» **Work to complete**
Collect all lines containing the word "with" from the data.

» **Input records**
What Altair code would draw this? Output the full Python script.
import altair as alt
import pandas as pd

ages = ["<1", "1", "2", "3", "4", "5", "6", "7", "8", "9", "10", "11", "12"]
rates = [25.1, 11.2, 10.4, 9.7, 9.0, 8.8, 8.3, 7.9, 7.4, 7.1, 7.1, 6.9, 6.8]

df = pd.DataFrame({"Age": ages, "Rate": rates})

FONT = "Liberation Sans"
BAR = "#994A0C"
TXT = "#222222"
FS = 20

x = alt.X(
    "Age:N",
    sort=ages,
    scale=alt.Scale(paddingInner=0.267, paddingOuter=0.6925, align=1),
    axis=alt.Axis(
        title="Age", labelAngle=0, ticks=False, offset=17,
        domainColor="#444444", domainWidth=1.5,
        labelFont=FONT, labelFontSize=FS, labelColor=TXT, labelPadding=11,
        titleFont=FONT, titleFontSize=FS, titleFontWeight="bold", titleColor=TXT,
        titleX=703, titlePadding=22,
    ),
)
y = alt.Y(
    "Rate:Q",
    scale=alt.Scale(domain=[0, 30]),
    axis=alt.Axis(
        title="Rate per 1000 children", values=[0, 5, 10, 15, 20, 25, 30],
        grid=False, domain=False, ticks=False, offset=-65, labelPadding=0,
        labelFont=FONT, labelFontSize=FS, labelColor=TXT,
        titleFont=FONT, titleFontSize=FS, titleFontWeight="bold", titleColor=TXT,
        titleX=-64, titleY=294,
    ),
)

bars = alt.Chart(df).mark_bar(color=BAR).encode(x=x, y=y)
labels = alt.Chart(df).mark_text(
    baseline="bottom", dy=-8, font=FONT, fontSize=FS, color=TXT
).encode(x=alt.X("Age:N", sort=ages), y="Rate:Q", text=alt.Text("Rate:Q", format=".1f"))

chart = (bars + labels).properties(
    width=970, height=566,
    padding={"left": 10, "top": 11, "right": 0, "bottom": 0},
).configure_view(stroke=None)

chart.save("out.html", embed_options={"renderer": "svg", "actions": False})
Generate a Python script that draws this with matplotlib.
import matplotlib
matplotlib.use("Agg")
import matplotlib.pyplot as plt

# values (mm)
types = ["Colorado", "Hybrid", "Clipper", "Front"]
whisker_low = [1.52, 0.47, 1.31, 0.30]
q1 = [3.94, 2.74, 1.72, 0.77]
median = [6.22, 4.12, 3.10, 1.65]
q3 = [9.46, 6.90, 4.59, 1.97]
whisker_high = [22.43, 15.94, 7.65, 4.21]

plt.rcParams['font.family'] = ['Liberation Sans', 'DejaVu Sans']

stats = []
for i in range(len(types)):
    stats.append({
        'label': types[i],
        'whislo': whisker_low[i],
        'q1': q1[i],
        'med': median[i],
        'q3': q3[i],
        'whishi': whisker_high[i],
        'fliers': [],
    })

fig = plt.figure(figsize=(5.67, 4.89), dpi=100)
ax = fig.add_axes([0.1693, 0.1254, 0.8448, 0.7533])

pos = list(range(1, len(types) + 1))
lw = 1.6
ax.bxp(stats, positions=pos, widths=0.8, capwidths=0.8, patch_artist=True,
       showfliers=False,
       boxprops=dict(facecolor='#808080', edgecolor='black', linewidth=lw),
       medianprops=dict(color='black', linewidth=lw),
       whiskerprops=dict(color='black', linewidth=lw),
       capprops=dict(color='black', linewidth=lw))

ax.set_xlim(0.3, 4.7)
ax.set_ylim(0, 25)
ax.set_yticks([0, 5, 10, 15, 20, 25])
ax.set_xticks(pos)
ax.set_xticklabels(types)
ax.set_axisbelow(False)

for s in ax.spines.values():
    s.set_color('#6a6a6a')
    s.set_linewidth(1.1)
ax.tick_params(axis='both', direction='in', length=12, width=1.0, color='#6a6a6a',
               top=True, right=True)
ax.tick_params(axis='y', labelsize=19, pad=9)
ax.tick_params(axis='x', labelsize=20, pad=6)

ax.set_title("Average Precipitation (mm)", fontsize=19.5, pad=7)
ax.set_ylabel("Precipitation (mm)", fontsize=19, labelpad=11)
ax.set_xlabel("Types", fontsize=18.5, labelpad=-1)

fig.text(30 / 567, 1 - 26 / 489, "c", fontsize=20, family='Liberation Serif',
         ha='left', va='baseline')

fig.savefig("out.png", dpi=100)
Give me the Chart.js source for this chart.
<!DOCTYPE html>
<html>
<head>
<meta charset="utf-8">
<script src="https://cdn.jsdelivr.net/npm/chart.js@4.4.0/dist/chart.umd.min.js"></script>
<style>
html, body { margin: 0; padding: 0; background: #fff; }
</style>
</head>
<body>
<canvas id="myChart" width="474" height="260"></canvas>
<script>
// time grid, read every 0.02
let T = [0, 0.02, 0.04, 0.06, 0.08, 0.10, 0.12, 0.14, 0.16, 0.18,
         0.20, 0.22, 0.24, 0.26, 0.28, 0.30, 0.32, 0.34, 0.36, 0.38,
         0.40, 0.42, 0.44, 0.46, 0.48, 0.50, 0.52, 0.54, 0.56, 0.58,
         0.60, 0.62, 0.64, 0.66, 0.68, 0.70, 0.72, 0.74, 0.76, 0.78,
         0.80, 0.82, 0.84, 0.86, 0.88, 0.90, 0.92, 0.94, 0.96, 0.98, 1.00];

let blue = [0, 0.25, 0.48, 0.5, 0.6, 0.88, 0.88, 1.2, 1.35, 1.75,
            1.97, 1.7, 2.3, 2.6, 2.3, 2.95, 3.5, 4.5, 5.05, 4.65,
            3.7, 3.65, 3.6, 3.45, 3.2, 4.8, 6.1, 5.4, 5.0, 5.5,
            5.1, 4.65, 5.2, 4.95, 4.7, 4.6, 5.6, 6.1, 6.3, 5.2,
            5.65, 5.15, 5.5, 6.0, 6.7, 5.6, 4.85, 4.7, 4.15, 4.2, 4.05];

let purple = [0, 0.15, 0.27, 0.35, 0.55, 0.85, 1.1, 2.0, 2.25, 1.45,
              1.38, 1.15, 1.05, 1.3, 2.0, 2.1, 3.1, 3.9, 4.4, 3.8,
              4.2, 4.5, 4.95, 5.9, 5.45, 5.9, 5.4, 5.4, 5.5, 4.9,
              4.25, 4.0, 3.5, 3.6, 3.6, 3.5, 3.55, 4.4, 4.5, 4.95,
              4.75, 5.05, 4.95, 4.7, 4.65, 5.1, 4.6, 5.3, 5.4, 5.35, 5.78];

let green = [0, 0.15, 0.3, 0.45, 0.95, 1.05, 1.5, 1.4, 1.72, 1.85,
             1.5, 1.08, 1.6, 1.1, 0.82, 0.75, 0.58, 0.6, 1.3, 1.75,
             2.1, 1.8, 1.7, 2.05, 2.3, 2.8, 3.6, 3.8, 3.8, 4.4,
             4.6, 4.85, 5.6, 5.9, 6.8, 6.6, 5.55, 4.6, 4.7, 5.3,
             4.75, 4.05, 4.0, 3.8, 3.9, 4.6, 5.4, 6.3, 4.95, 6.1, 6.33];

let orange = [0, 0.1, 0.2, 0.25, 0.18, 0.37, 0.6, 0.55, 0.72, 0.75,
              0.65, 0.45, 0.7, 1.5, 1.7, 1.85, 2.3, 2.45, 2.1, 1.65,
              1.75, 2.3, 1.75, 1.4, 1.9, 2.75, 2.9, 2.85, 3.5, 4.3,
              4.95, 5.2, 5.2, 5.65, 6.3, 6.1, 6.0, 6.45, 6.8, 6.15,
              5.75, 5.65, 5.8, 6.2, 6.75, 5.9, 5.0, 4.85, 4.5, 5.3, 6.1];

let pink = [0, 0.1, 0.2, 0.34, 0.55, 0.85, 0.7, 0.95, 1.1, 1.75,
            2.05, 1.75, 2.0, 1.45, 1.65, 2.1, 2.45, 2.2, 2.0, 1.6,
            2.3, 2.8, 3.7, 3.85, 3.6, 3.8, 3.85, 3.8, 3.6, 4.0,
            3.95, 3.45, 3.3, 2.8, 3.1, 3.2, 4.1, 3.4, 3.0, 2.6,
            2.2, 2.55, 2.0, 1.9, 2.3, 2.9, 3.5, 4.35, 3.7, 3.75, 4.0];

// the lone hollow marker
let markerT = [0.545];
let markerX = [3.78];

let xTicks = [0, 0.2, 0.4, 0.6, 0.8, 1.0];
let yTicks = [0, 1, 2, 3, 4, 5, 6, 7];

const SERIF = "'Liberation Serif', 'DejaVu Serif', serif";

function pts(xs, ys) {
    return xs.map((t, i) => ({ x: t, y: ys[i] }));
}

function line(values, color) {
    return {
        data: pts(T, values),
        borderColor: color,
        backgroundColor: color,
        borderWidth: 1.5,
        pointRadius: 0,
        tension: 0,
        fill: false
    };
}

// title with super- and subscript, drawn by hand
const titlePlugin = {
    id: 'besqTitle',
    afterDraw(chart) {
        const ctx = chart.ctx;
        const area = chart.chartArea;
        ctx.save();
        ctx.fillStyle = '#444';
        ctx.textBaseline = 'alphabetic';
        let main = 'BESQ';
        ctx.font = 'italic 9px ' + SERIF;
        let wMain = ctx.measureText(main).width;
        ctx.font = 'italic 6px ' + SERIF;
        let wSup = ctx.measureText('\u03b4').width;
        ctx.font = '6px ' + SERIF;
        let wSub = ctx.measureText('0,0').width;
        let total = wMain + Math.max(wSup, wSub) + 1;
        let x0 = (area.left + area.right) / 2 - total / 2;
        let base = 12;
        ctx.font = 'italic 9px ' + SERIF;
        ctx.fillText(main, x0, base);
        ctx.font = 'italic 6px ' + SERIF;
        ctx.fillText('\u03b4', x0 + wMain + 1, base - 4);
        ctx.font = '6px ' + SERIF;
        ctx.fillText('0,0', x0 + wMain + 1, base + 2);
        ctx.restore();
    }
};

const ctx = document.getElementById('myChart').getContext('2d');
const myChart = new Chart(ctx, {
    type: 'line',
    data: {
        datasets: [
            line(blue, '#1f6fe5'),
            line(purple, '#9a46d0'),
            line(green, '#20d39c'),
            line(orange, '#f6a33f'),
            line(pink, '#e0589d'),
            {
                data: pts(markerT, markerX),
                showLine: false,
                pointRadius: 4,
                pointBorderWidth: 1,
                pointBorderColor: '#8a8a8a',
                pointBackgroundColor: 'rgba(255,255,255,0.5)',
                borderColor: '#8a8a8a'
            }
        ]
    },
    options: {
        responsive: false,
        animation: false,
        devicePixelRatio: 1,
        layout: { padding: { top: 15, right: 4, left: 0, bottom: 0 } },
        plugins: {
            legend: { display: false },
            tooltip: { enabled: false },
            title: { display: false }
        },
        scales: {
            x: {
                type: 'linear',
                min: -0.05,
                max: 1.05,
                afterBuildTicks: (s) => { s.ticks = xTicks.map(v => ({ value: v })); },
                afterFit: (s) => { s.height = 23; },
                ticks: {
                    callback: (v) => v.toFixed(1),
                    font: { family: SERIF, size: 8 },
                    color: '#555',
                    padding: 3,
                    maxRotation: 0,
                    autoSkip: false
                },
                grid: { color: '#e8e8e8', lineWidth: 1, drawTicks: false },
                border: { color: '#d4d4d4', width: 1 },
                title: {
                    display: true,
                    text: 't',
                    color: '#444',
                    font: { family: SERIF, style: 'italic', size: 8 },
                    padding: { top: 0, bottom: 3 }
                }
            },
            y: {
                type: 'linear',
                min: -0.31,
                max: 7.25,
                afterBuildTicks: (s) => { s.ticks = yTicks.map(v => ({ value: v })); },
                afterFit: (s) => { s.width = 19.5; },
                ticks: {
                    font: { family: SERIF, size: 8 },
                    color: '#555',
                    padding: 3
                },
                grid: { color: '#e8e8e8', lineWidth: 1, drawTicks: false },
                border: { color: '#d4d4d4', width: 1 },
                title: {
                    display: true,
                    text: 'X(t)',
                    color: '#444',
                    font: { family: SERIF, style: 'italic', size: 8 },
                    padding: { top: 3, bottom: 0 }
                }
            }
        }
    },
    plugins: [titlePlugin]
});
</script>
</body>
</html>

» **Response**
Generate a Python script that draws this with matplotlib.
// title with super- and subscript, drawn by hand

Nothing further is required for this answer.